Second is a comparison to the parallel passage in Luke 6:35–36: “But love your enemies, do good, and lend, expecting nothing in return. Your reward will be great, and you will be children of the Most High; for he is kind to the ungrateful and the wicked. Be merciful, just as your Father is merciful.” Here Jesus does not suggest that we imitate God's being. He asks that we imitate the extent of God's mercy. There is no question of being ideally perfect.
Thus Stassen and Gushee’s paraphrase: “Be complete or all-inclusive as your heavenly father is complete or all-inclusive” (122). The command to “be perfect” is not merely a judgment on us in our imperfection; it is a mandate to—like God—love even those who would do not love us. As Davies and Allison point out, "The emphasis is upon God's deeds, not his nature" (563). We are to be teleios in the sense of fullness of love–or, perhaps, moral maturity–not in the sense of ideal perfection.

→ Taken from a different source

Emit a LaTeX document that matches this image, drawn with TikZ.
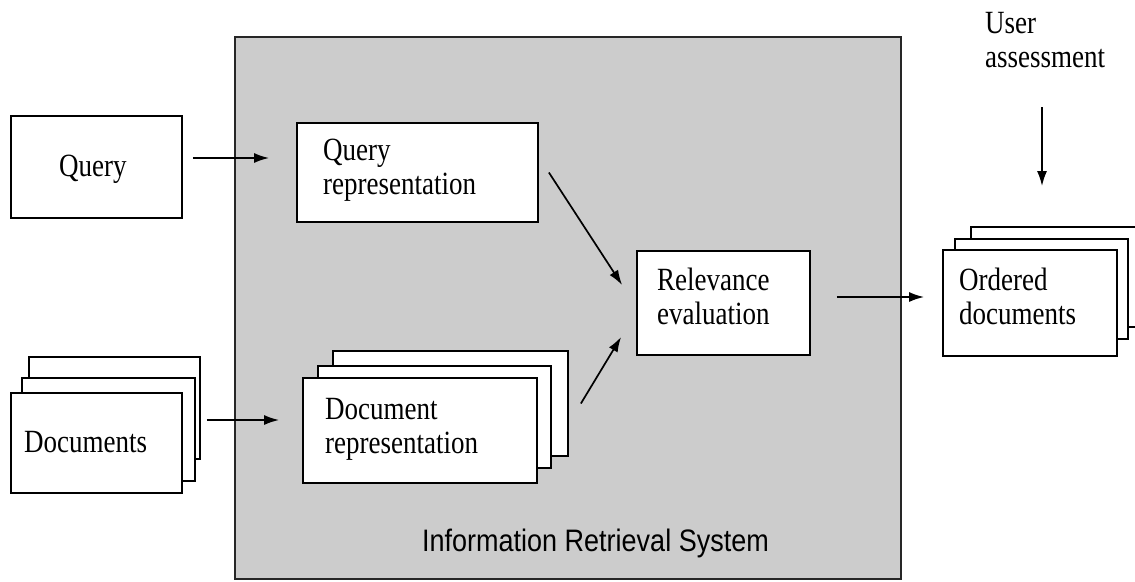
\documentclass[tikz,border=0pt]{standalone}
\usepackage{fontspec}
\setmainfont{Liberation Serif}
\newfontfamily\labelfont{Liberation Sans}
\usepackage{graphicx}
\usetikzlibrary{arrows.meta,calc}
\definecolor{sysgray}{HTML}{CCCCCC}
\newcommand{\txtlines}[1]{\scalebox{1}[1.2]{\begin{tabular}[t]{@{}l@{}}#1\end{tabular}}}
\begin{document}
\begin{tikzpicture}[x=1pt,y=-1pt,
  box/.style={draw, line width=1.8pt, fill=white, inner sep=0pt, rectangle},
  sysbox/.style={draw=black!85, line width=2.2pt, fill=sysgray, inner sep=0pt, rectangle},
  lbl/.style={inner sep=0pt, anchor=base west, font=\fontsize{27}{29}\selectfont},
  syslbl/.style={inner sep=0pt, anchor=base west, font=\labelfont\fontsize{27}{29}\selectfont},
  arr/.style={line width=1.7pt, -{Latex[length=15pt,width=10pt]}}]
\useasboundingbox (0,0) rectangle (1135,581);
% system container
\node[sysbox, minimum width=666, minimum height=542] (irs) at (568,308) {};
\node[syslbl] (irslbl) at (422,551) {\scalebox{1}[1.15]{Information Retrieval System}};
% query
\node[box, minimum width=171, minimum height=102] (query) at (96.5,167) {};
\node[lbl] (querytxt) at (59,176) {\txtlines{Query}};
% query representation
\node[box, minimum width=241, minimum height=99] (qrep) at (417.5,172.5) {};
\node[lbl] (qreptxt) at (323,160) {\txtlines{Query\\representation}};
% documents stack
\node[box, minimum width=171, minimum height=102] (docs3) at (114.5,408) {};
\node[box, minimum width=173, minimum height=103] (docs2) at (108.5,429.5) {};
\node[box, minimum width=171, minimum height=100] (docs1) at (96.5,443) {};
\node[lbl] (docstxt) at (24,452) {\txtlines{Documents}};
% document representation stack
\node[box, minimum width=235, minimum height=105] (drep3) at (450.5,403.5) {};
\node[box, minimum width=233, minimum height=102] (drep2) at (434.5,417) {};
\node[box, minimum width=234, minimum height=105] (drep1) at (420,430.5) {};
\node[lbl] (dreptxt) at (325,419) {\txtlines{Document\\representation}};
% relevance evaluation
\node[box, minimum width=173, minimum height=104] (rel) at (723.5,303) {};
\node[lbl] (reltxt) at (657,290) {\txtlines{Relevance\\evaluation}};
% ordered documents stack
\node[box, minimum width=169, minimum height=100] (ord3) at (1055.5,277) {};
\node[box, minimum width=173, minimum height=100] (ord2) at (1041.5,289) {};
\node[box, minimum width=174, minimum height=106] (ord1) at (1030,303) {};
\node[lbl] (ordtxt) at (959,290) {\txtlines{Ordered\\documents}};
% user assessment
\node[lbl] (user) at (985,33) {\txtlines{User\\assessment}};
\coordinate (ua) at (1042,107);
% connectors
\draw[arr] ($(query.east)+(10,-9)$) -- ($(qrep.west)+(-27,-14.5)$);
\draw[arr] ($(docs3.east)+(6,12)$) -- ($(drep1.west)+(-23,-10.5)$);
\draw[arr] ($(qrep.east)+(10,0)$) -- ($(rel.west)+(-14,-18)$);
\draw[arr] ($(drep3.east)+(12,0)$) -- ($(rel.west)+(-15,34)$);
\draw[arr] ($(rel.east)+(26,-6)$) -- ($(ord1.west)+(-18,-6)$);
\draw[arr] (ua) -- ($(ord3.north)+(-13.5,-40)$);
\end{tikzpicture}
\end{document}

Jesus’s command to love even our enemies is not an easy one, but it is one that he intended us to obey. Hate is a short but fatal step from the straight and narrow path that Jesus models. It is all too easy to go from opposing someone’s evil deeds and praying for their repentance to hating them and wishing them ill. It is all too easy to justify our hatred. It is all too easy to disguise it as righteousness.

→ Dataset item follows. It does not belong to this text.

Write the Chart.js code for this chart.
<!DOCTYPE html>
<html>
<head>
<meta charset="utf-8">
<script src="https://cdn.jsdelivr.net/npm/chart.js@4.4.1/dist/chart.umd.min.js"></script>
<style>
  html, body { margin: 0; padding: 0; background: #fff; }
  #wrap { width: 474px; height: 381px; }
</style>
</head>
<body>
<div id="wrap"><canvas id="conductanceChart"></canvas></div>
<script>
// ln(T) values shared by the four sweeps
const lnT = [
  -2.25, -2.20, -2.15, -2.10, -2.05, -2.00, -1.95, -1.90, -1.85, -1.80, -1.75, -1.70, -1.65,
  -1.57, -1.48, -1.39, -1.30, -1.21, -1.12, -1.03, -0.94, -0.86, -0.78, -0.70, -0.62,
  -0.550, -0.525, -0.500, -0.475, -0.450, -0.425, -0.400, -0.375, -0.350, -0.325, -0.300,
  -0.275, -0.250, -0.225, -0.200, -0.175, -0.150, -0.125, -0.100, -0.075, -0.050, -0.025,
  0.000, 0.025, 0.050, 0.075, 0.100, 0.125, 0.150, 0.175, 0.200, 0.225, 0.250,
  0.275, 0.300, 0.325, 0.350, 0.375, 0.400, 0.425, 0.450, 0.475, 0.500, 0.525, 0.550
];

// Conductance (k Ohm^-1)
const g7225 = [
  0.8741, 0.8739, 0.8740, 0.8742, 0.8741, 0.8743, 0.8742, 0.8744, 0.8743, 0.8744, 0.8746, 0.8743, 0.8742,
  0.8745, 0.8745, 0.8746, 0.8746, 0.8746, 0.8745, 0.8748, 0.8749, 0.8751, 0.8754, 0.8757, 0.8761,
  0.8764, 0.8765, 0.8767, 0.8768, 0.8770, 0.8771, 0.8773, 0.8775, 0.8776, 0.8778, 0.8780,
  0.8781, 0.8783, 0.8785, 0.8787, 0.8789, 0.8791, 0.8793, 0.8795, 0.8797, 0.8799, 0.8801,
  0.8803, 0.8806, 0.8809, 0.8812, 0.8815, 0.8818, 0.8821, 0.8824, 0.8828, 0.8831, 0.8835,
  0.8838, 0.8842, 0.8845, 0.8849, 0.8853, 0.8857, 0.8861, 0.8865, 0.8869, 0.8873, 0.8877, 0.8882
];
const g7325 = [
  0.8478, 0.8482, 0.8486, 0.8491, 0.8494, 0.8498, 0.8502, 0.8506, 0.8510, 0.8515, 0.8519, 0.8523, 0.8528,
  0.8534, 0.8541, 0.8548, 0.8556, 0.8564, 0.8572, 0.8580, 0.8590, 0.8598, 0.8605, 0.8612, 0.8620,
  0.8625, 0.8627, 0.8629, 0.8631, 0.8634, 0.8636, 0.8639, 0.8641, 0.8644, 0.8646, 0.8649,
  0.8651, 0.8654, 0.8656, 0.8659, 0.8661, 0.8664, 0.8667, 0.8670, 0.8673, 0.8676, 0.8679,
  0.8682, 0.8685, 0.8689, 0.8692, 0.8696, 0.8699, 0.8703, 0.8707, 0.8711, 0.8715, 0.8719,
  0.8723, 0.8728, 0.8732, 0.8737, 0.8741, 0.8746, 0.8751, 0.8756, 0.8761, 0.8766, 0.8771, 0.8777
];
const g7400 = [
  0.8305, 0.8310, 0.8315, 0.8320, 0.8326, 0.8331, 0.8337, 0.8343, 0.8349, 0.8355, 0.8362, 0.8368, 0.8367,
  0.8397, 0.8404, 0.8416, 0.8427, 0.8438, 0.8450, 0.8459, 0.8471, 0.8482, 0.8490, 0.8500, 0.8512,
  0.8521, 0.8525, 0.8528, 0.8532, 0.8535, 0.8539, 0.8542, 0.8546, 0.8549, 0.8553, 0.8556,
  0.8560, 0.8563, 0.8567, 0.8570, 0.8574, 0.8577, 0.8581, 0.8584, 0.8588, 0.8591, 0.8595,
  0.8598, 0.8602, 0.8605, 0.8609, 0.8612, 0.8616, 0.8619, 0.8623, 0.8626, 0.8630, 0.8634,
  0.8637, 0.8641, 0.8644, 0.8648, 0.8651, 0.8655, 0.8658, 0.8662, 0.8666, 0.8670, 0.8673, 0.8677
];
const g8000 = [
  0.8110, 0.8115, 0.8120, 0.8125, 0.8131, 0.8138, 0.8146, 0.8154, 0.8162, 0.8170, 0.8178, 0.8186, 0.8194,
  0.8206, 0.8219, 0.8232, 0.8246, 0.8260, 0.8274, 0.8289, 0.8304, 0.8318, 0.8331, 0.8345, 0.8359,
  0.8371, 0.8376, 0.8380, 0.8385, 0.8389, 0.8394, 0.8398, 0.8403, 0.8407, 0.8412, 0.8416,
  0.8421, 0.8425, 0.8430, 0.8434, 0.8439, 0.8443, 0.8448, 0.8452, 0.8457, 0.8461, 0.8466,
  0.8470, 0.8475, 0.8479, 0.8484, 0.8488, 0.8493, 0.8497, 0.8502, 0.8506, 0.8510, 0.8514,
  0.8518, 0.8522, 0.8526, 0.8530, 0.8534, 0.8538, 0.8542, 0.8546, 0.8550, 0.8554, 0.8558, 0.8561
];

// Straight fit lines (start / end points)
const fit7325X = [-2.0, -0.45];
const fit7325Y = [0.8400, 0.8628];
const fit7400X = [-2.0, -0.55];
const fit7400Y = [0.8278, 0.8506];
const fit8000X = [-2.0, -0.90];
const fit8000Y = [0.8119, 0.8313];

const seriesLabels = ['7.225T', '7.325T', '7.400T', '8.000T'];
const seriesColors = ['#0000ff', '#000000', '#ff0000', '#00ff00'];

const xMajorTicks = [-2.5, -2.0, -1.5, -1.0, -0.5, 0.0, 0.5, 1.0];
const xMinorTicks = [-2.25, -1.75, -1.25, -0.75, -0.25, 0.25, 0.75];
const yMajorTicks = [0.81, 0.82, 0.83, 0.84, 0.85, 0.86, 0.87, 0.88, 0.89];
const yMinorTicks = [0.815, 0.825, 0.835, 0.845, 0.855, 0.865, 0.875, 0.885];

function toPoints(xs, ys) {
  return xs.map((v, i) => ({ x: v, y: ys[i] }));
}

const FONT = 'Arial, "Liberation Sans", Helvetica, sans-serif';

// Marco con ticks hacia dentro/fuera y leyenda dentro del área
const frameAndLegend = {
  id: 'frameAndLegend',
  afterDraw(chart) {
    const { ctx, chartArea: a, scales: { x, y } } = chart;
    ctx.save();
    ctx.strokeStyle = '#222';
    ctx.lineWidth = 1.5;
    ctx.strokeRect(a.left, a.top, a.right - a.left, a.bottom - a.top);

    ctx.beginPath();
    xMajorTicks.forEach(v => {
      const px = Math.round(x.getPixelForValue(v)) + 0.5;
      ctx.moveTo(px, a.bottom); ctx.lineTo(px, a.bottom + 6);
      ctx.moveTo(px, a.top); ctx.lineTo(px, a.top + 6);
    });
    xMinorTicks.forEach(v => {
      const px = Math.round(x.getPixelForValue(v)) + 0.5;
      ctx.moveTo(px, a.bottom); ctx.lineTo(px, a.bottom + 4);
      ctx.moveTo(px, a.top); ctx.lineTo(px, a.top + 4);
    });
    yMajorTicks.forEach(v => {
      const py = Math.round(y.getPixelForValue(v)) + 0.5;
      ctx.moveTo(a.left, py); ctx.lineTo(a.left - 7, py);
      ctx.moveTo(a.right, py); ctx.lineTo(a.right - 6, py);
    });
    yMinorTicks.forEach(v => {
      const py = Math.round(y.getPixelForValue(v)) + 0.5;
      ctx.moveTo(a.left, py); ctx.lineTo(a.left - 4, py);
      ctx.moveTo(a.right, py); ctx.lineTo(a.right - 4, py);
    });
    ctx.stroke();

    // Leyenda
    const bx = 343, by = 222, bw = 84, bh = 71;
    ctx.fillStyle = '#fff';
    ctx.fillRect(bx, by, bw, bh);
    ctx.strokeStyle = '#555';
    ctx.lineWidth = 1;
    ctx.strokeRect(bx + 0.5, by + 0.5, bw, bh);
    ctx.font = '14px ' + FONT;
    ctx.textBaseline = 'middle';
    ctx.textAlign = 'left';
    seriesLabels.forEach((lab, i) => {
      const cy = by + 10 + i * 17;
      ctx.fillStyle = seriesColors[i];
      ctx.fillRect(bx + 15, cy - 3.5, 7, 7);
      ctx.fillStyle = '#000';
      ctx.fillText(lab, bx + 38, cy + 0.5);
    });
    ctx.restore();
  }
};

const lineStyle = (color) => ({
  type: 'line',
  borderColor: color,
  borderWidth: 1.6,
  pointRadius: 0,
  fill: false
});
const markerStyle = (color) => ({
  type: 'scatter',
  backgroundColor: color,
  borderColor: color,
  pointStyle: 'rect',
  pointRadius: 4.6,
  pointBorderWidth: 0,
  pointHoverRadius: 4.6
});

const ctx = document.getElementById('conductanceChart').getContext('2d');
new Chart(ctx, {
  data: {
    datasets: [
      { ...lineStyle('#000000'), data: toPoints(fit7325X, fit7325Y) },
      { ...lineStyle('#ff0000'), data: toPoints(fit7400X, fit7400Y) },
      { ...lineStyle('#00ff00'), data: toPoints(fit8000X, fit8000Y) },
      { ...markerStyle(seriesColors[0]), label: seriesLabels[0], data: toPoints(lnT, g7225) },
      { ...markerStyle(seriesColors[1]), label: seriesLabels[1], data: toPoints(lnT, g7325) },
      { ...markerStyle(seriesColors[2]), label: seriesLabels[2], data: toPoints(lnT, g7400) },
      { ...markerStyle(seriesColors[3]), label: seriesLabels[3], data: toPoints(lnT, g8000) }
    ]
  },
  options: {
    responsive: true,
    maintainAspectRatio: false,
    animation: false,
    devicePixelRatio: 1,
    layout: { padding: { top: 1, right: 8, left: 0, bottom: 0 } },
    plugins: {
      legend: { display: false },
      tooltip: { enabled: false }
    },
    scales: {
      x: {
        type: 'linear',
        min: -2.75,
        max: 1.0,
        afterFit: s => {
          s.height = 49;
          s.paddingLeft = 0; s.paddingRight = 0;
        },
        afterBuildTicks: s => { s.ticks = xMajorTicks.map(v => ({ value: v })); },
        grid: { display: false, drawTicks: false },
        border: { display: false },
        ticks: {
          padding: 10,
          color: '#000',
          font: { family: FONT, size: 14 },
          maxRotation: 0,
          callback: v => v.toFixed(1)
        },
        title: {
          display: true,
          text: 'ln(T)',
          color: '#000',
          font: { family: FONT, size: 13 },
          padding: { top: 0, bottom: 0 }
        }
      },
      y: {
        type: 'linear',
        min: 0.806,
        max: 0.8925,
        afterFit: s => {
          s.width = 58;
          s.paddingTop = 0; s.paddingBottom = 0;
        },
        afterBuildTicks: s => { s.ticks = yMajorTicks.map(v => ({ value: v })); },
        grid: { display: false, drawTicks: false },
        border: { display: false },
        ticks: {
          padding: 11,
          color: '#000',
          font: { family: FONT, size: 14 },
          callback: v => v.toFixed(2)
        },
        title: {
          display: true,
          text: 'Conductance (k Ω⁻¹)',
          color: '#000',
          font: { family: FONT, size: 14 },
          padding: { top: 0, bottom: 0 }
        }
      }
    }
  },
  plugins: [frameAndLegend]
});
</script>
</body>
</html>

We might learn something by following intertextual lines to another sounding of teleios in the New Testament: “Anyone who makes no mistakes in speaking is perfect” (James 3:2). Hatred harbored in our heart is quick to reveal itself in our words. “But what comes out of the mouth proceeds from the heart, and this is what defiles” (Matthew 15:18). The way we speak to and of our enemies and the way we pray for and about them is the first sign of whether we love or hate them. The way we write about them—the words we choose——reveals and sometimes even shapes our hearts. Words are not always unambiguous. Jesus spoke harshly of many people, and he was not patient with faithless leadership. Loving our enemies does not mean believing or acting as if they do no wrong. But sometimes our words are unambiguous.

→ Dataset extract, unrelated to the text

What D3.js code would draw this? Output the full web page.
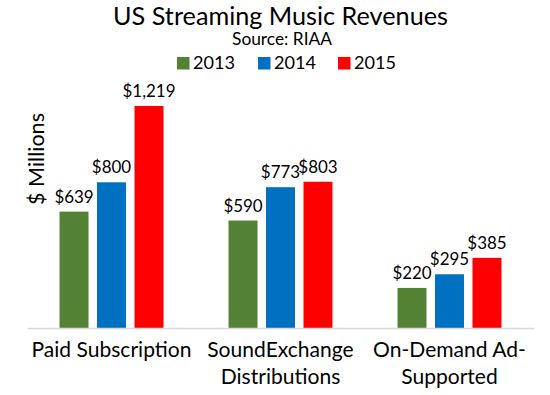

Difficult as it may be, love for enemies is an ethic that Christians can and must practice. In the only other instance of teleios in the Synoptic Gospels, Jesus tells a wealthy man that he lacks one thing: “If you wish to be perfect, go, sell your possessions, and give the money to the poor” (Matthew 19:21). The wealthy man does not, and Jesus observes that it is as good as impossible for a wealthy man to enter the Kingdom of Heaven. “Then who can be saved?” his shocked disciples ask. His answer to them is relevant to those who would seek to be perfect in love: “With people this is impossible, but with God all things are possible” (Matthew 19:26 NASB).